Rev. Tom Sorenson, Pastor
March 24, 2005

Scripture:

Let us pray: May the words of my mouth and the meditations of all of our hearts be acceptable in your sight, O God, our strength and our redeemer. Amen.

One of the things I keep telling folks here at this church, and maybe the others of you have heard it before too, is that the great Bible stories aren’t just about things that happened to other people a long time ago in a place far away. They are about us too. That’s what keeps them alive for us. That’s what keeps God’s word in them alive for us. We just heard Luke’s account of the Last Supper and the conversations Jesus had with the disciples immediately afterwards. That story is, of course, about something that happened to other people a long time ago in a place far away; but it is also about us, especially the part about the exchanges between Jesus and the disciples after he had instituted the Sacrament.

As soon as Jesus spoke the words that are so familiar to us as part of the Eucharist he said: "But see, the one who betrays me is with me, and his hand is on the table." Jesus then basically gave a prediction of his Passion and said woe to the one by whom he is betrayed. The disciples then began to try to figure out which of them would possibly betray the Master.

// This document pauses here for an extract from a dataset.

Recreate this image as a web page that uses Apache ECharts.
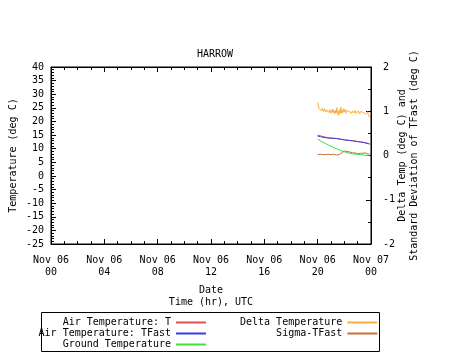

We usually think that Jesus’ words about the one who betrays him are about Judas Iscariot, the one who betrayed him to the authorities, and of course it is; but I don’t think that that’s all that the story is about. Look at what Luke puts right after Jesus’ words about someone betraying him. He doesn’t put anything about Judas. Rather, the first thing Luke relates is a dispute among the disciples about which of them is the greatest. Jesus has to correct them and tell them once again that among them the leader must be the one who serves. Then, Jesus predicts not Judas’ betrayal of him but Peter’s. Peter denies that he will deny Jesus, swearing that he is ready to go with Jesus to prison and to death; but of course that’s not true, as we learn as the story unfolds.

Let me suggest that what’s going here in the way Luke tells this story is that the disciples, all of the disciples, are betraying Jesus just as they are all assuring him, each other, and most of all themselves that they would never do such a thing. Luke gives us here two images of betrayal, and they don’t include the betrayal by Judas, the one actually known as the betrayer. They are images of betrayal by the ones known to the tradition as the faithful disciples. And these images, my friends, like all good Bible images, aren’t just about them, they are about us.

The first image is an image of the way that we betray Jesus when we fail to understand his message, when we fail to understand what his life was all about. The disciples showed that they didn’t understand Jesus’ message, didn’t understand what his life was all about, when they started arguing about which of them was the greatest. Jesus’ message, and his life, weren’t about being great. They were about being servant to all of God’s people and especially to the poor, the marginalized, the outcast, those people whom the religious and social establishments of his time, and ours, consider impure and unworthy. The disciples didn’t get it; and their refusal to listen, their closing their hearts to Jesus’ message of God’s love for all people, was a betrayal of the one they claimed to follow. That’s why Luke put his story of their incomprehension immediately after Jesus’ prediction of betrayal, to make the point that the disciples betrayed Christ when they refused to hear his message; and so do we.

The second image is an image of betrayal by failure to follow. Jesus calls us not only to understand his message but to follow him in living that message regardless of the consequences. In our Gospel lesson this evening, Peter claimed that he would do that, but he was deceiving himself. We didn’t hear that part of the story tonight, but we all know it. When the chips were down, Peter didn’t have the courage of his convictions. He denied Jesus to save his own skin. He betrayed Jesus by denying him and failing to follow him when following him got tough, got unpopular, got dangerous; and so do we. Who among us can truly say that we have not compromised our commitment to Jesus and to his universal Gospel of God’s love for all people, his Gospel of peace and nonviolent resistance to evil, for the sake of our comfortable lives, out of fear of rejection, fear of what people will think, fear of standing out, of being different? I know I sure can’t. I make those compromises every day. And when I do, I betray my Lord and Savior every bit as much as Peter did on that fateful night so long ago and so far away.

So, friends, on this night when we commemorate Jesus’ betray unto death, and tomorrow as we symbolically walk with him to Calvary and to the cross, let us search our hearts to discern the ways in which we too betray him. How do we compromise his teachings to make them more comfortable? How do we fail to follow him out of fear or complacency? You see, we all do get a second chance, and a third, and a fourth, and as many as we need. After all, those disciples who didn’t get it that night so long ago and so far away went on after the Resurrection to be Christ’s apostles in the world. Peter, who could not follow Jesus that night so long ago and so far away, went on after the Resurrection to become the Rock on which Christ’s church is founded and to die a martyr’s death for his Lord. We get another chance. Let’s see what we can make of it. Amen.